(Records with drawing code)
════

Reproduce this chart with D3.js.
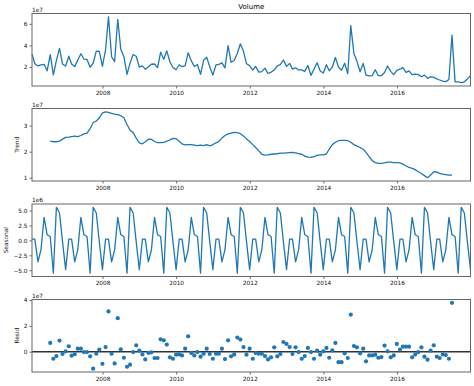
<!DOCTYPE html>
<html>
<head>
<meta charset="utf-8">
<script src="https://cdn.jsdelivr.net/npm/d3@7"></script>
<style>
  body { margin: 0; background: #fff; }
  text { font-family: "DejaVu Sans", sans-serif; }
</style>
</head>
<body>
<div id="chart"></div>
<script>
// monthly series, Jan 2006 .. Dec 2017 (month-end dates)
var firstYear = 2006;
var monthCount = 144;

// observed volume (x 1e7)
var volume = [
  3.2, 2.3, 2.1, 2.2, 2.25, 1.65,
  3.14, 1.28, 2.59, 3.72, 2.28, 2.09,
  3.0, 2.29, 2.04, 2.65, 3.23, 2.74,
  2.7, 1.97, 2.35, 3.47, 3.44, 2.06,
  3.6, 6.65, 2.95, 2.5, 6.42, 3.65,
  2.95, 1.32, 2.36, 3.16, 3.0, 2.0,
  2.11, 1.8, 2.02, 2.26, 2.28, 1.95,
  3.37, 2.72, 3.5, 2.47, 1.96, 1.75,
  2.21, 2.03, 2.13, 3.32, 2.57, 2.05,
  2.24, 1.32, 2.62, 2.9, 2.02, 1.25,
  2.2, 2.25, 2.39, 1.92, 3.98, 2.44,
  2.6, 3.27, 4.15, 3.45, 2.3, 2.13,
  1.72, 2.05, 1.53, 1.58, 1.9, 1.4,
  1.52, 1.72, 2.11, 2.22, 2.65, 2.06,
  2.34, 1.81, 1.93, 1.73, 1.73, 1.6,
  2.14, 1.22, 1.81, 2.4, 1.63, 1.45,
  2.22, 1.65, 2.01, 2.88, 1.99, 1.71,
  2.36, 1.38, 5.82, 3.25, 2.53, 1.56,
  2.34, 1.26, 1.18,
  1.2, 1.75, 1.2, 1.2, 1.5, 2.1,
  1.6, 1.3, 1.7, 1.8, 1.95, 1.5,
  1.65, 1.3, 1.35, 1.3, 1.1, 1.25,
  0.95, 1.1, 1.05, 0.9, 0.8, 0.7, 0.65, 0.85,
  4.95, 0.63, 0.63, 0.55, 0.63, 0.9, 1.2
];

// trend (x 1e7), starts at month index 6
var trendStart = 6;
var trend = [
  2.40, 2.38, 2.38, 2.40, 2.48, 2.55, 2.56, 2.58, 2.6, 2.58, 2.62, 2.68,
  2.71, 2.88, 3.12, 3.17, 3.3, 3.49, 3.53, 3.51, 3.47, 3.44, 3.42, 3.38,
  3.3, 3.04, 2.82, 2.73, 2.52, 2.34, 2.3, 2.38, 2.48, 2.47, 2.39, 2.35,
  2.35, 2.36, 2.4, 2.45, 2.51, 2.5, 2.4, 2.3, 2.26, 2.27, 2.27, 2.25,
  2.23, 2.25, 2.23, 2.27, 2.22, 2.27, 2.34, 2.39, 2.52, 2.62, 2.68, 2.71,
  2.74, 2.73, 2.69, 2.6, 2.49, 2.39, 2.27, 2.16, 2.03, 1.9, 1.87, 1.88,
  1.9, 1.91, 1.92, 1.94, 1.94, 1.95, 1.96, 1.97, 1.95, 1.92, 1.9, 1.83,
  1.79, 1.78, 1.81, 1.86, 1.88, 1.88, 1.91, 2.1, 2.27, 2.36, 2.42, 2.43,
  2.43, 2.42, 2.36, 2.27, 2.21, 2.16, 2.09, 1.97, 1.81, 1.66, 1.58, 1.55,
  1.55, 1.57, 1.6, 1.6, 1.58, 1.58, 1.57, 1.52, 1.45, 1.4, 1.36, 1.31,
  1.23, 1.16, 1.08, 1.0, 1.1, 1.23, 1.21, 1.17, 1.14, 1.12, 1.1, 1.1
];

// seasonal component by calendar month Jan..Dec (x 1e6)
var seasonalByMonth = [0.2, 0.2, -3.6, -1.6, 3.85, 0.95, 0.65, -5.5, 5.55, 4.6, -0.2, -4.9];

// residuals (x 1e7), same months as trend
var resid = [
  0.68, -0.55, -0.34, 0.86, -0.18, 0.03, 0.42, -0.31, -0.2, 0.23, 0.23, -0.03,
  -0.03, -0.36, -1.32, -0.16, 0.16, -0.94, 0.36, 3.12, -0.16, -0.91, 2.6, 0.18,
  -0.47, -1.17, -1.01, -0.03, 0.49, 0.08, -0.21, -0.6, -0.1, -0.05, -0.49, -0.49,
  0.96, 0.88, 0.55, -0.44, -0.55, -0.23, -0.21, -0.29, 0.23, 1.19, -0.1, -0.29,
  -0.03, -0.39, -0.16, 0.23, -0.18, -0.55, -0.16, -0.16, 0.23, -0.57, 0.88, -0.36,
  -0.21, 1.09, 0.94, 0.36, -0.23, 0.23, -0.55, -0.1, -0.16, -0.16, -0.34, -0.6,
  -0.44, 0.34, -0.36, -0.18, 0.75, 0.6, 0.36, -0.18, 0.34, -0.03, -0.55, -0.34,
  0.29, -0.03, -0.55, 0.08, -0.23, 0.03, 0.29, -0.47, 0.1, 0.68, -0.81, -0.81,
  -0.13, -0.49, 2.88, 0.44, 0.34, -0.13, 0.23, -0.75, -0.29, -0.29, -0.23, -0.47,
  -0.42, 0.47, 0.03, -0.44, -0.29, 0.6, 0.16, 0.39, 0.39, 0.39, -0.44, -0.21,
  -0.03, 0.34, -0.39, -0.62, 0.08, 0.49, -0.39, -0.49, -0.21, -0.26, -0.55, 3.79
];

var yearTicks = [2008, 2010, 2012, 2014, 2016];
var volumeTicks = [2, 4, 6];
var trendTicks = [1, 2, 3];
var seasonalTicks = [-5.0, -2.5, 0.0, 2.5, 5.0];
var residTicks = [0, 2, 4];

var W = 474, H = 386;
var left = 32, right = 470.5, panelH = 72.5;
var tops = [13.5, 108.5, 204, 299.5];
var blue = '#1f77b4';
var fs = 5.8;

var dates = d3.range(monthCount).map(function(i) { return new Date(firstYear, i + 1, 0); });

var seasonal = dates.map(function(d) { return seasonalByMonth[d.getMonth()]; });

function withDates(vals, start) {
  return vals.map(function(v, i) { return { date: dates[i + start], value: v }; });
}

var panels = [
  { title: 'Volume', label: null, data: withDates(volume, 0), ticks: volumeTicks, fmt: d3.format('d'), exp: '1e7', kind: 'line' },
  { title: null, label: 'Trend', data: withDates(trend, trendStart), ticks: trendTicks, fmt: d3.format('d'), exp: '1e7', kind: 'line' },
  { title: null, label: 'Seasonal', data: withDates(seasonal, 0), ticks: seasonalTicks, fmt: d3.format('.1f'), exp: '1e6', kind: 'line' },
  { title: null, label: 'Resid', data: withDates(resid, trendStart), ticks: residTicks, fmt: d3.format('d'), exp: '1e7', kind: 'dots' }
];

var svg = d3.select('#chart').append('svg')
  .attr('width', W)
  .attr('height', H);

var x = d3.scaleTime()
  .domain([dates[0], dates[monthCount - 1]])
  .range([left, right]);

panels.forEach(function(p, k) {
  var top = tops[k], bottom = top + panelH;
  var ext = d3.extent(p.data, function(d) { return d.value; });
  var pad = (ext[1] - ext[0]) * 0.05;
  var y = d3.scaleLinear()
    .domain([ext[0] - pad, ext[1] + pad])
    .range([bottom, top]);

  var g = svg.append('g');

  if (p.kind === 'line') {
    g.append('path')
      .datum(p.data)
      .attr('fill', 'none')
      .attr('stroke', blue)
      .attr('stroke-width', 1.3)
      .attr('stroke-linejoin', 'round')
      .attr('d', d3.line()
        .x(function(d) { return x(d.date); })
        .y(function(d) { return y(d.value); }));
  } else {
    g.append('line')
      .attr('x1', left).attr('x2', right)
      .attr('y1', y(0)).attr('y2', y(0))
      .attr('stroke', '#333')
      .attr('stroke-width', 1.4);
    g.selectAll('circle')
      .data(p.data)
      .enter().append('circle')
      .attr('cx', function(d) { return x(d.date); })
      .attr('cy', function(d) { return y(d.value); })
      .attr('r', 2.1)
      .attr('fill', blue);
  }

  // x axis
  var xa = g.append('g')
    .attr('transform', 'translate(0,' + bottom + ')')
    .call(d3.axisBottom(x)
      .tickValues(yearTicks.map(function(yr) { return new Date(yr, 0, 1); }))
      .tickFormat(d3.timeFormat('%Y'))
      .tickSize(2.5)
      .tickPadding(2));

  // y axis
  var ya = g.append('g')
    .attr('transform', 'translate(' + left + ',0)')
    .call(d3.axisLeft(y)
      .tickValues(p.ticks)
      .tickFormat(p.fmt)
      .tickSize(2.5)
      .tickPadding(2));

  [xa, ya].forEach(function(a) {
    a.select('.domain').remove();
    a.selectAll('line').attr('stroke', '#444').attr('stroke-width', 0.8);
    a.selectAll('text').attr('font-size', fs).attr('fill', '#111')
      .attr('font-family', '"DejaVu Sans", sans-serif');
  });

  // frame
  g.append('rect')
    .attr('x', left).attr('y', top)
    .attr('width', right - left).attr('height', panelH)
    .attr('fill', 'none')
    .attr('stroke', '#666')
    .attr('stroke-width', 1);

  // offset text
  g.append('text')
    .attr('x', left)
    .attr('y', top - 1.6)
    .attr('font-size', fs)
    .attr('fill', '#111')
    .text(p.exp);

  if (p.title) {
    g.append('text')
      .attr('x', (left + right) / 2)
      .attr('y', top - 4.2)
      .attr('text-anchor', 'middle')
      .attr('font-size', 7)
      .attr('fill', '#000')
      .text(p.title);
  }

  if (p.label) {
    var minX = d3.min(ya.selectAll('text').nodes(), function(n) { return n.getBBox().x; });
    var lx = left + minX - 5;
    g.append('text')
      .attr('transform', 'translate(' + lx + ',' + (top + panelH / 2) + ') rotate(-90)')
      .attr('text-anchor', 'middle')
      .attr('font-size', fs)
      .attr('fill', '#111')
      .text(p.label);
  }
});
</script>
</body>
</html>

════

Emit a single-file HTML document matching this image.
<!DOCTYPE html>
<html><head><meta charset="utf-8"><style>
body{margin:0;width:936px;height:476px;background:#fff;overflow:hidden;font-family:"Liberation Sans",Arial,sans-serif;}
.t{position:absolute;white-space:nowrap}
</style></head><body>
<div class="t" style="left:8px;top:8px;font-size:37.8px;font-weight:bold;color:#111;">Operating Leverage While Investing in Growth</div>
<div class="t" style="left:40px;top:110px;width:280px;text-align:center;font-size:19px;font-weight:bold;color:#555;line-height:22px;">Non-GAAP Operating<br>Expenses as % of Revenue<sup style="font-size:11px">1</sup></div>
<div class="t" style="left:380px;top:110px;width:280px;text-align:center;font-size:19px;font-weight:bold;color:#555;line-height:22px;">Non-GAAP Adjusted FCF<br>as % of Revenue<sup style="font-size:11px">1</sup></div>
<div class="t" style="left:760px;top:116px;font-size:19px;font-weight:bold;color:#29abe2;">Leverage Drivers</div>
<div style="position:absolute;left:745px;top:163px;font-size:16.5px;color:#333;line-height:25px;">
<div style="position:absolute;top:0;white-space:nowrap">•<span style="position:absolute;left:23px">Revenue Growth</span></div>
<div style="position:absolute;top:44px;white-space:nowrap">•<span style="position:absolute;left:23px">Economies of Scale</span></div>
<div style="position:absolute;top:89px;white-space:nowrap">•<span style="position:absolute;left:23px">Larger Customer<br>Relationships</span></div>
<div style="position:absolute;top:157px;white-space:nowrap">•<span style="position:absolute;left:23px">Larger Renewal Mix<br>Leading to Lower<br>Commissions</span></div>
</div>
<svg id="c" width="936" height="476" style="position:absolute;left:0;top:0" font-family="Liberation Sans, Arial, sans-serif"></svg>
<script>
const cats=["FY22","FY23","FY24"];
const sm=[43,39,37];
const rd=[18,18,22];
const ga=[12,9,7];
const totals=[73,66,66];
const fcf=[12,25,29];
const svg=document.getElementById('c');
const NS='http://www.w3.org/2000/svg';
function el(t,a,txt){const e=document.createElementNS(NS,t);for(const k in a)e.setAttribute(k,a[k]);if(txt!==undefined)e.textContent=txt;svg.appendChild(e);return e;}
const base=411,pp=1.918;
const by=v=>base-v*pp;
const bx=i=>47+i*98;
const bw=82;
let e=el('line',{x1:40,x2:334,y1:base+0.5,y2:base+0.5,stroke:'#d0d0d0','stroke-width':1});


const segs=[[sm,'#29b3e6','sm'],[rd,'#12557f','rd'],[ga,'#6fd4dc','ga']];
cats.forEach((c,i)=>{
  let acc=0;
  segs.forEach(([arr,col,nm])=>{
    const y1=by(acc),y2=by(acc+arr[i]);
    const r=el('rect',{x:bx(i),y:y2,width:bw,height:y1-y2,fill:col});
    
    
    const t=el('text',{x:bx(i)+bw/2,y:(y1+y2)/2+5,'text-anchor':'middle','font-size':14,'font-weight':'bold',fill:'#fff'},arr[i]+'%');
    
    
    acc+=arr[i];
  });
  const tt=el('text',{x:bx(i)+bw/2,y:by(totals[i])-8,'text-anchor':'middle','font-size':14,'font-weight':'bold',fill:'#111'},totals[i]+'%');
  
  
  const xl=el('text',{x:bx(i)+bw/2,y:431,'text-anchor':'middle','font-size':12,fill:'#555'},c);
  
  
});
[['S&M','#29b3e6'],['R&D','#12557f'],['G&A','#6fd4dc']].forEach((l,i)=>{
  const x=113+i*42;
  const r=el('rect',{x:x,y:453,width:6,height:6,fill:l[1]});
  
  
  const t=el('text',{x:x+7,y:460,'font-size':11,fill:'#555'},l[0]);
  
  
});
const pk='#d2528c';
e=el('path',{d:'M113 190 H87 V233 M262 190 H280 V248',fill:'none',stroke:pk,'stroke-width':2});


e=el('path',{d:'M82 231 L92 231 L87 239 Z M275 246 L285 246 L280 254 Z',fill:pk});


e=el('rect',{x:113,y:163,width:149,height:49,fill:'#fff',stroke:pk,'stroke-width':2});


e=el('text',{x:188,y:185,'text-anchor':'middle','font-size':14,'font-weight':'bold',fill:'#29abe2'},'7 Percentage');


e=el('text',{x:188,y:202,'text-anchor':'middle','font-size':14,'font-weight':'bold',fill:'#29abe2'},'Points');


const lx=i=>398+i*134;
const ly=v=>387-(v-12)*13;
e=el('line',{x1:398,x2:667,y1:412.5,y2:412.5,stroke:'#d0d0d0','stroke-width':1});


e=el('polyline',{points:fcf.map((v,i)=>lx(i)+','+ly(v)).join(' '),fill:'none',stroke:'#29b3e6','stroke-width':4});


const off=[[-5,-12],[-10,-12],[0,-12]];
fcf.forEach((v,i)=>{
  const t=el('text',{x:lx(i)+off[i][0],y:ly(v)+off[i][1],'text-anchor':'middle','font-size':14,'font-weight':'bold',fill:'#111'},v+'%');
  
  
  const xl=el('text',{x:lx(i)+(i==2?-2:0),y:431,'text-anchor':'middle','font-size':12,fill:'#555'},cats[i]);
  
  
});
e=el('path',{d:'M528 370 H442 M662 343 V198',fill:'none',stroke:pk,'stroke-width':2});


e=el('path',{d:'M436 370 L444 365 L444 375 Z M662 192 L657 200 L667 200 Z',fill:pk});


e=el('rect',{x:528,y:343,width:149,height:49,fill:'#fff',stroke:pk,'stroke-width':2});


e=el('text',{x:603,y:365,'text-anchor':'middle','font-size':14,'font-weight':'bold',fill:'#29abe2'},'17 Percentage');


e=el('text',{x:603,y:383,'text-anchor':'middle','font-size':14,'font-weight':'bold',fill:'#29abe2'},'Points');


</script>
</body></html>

════

=== Your task ===
Without the pictures, write out exactly the lines from the one that has "Reproduce this chart with D3.js." down to the one that has "var monthCount = 144;", both included.

=== Task solution ===
Reproduce this chart with D3.js.
<!DOCTYPE html>
<html>
<head>
<meta charset="utf-8">
<script src="https://cdn.jsdelivr.net/npm/d3@7"></script>
<style>
  body { margin: 0; background: #fff; }
  text { font-family: "DejaVu Sans", sans-serif; }
</style>
</head>
<body>
<div id="chart"></div>
<script>
// monthly series, Jan 2006 .. Dec 2017 (month-end dates)
var firstYear = 2006;
var monthCount = 144;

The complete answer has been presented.